• **MATERIAL TO PROCESS**
━━━━━━━━━━━━━━━━
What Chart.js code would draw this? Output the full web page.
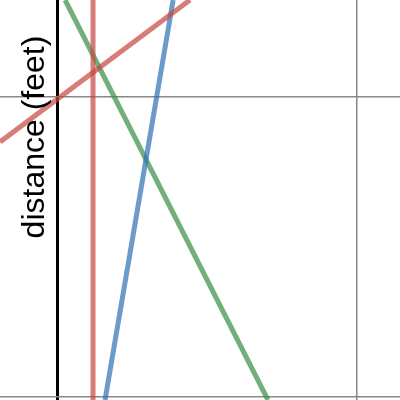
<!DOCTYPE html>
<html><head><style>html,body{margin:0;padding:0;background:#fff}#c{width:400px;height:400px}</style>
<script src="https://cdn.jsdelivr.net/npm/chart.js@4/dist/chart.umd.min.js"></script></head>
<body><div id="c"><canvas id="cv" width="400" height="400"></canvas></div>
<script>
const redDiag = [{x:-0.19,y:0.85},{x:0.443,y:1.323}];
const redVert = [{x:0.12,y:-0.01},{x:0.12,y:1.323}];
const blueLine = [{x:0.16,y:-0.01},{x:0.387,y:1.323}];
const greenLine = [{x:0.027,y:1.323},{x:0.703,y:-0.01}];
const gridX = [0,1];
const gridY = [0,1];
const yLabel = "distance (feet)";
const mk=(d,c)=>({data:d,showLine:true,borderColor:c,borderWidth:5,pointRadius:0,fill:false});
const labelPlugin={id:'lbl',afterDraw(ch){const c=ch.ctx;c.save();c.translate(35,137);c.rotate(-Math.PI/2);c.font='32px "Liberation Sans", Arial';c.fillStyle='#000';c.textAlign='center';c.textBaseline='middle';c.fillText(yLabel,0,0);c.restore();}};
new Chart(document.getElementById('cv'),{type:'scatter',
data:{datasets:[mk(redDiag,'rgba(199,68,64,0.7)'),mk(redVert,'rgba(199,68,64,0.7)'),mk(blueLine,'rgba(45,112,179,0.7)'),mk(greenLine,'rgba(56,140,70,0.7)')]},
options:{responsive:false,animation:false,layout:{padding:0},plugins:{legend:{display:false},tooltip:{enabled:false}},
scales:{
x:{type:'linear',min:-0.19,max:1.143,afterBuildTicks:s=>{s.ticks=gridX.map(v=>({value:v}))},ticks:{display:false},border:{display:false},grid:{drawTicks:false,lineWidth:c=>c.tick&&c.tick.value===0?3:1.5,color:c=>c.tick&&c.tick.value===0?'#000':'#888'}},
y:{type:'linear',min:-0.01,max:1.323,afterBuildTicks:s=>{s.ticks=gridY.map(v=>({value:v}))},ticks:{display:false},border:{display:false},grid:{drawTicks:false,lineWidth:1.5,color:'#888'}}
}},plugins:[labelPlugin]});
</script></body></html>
━━━━━━━━━━━━━━━━
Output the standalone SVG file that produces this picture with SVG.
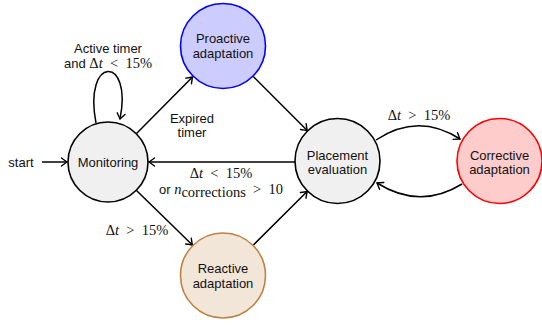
━━━━━━━━━━━━━━━━
• **OBJECTIVE**
Take the stretch from the line containing "What Chart.js code" through the line containing "</script></body></html>" and reproduce it exactly, both ends included. Omit the pictures.

• **TASK SOLUTION**
What Chart.js code would draw this? Output the full web page.
<!DOCTYPE html>
<html><head><style>html,body{margin:0;padding:0;background:#fff}#c{width:400px;height:400px}</style>
<script src="https://cdn.jsdelivr.net/npm/chart.js@4/dist/chart.umd.min.js"></script></head>
<body><div id="c"><canvas id="cv" width="400" height="400"></canvas></div>
<script>
const redDiag = [{x:-0.19,y:0.85},{x:0.443,y:1.323}];
const redVert = [{x:0.12,y:-0.01},{x:0.12,y:1.323}];
const blueLine = [{x:0.16,y:-0.01},{x:0.387,y:1.323}];
const greenLine = [{x:0.027,y:1.323},{x:0.703,y:-0.01}];
const gridX = [0,1];
const gridY = [0,1];
const yLabel = "distance (feet)";
const mk=(d,c)=>({data:d,showLine:true,borderColor:c,borderWidth:5,pointRadius:0,fill:false});
const labelPlugin={id:'lbl',afterDraw(ch){const c=ch.ctx;c.save();c.translate(35,137);c.rotate(-Math.PI/2);c.font='32px "Liberation Sans", Arial';c.fillStyle='#000';c.textAlign='center';c.textBaseline='middle';c.fillText(yLabel,0,0);c.restore();}};
new Chart(document.getElementById('cv'),{type:'scatter',
data:{datasets:[mk(redDiag,'rgba(199,68,64,0.7)'),mk(redVert,'rgba(199,68,64,0.7)'),mk(blueLine,'rgba(45,112,179,0.7)'),mk(greenLine,'rgba(56,140,70,0.7)')]},
options:{responsive:false,animation:false,layout:{padding:0},plugins:{legend:{display:false},tooltip:{enabled:false}},
scales:{
x:{type:'linear',min:-0.19,max:1.143,afterBuildTicks:s=>{s.ticks=gridX.map(v=>({value:v}))},ticks:{display:false},border:{display:false},grid:{drawTicks:false,lineWidth:c=>c.tick&&c.tick.value===0?3:1.5,color:c=>c.tick&&c.tick.value===0?'#000':'#888'}},
y:{type:'linear',min:-0.01,max:1.323,afterBuildTicks:s=>{s.ticks=gridY.map(v=>({value:v}))},ticks:{display:false},border:{display:false},grid:{drawTicks:false,lineWidth:1.5,color:'#888'}}
}},plugins:[labelPlugin]});
</script></body></html>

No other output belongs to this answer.